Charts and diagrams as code
------------------------
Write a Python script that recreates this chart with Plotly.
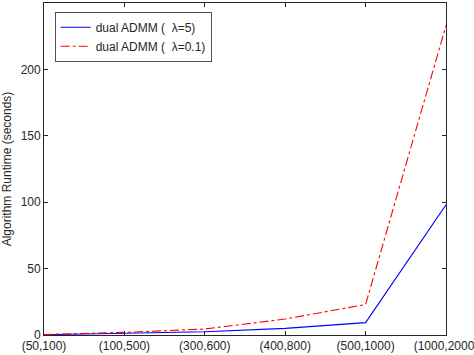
import plotly.graph_objects as go

categories = ["(50,100)", "(100,500)", "(300,600)", "(400,800)", "(500,1000)", "(1000,2000)"]
runtime_lambda5 = [0.2, 1.3, 2.5, 5.0, 9.3, 98.0]
runtime_lambda01 = [0.4, 2.0, 4.5, 12.0, 23.0, 233.0]
y_ticks = [0, 50, 100, 150, 200, 250]

fig = go.Figure()
fig.add_trace(go.Scatter(x=categories, y=runtime_lambda5, mode="lines",
                         name="dual ADMM (  \u03bb=5)",
                         line=dict(color="#0000ff", width=1.1)))
fig.add_trace(go.Scatter(x=categories, y=runtime_lambda01, mode="lines",
                         name="dual ADMM (  \u03bb=0.1)",
                         line=dict(color="#ff0000", width=1.1, dash="dashdot")))

axis_common = dict(showline=True, linecolor="#262626", linewidth=0.8, mirror="ticks",
                   ticks="inside", ticklen=4, tickcolor="#262626", showgrid=False,
                   zeroline=False, automargin=False,
                   tickfont=dict(size=12, color="#262626"))
fig.update_xaxes(**axis_common, type="category", range=[0, 5])
fig.update_yaxes(**axis_common, range=[0, 250], tickvals=y_ticks,
                 title=dict(text="Algorithm Runtime (seconds)", font=dict(size=12, color="#262626"), standoff=10))

fig.update_layout(
    width=474, height=355,
    margin=dict(l=44, r=28, t=3, b=20, autoexpand=False),
    paper_bgcolor="white", plot_bgcolor="white",
    font=dict(family="Liberation Sans, Arial, sans-serif", size=12, color="#262626"),
    legend=dict(x=0.027, y=0.973, xanchor="left", yanchor="top",
                bgcolor="white", bordercolor="#262626", borderwidth=0.8,
                font=dict(size=12), tracegroupgap=0, itemwidth=30),
    showlegend=True,
)
fig.write_html("out.html", config={"displayModeBar": False},
               post_script="document.body.style.margin='0';document.body.style.overflow='hidden';")
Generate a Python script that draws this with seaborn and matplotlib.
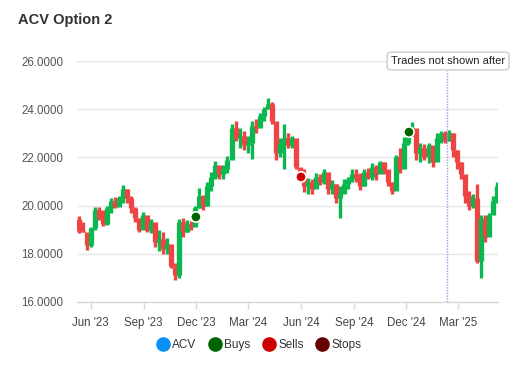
------------------------
### Request
From the listing above, pick out every line containing "with".

### The response
Write a Python script that recreates this chart with Plotly.
Generate a Python script that draws this with seaborn and matplotlib.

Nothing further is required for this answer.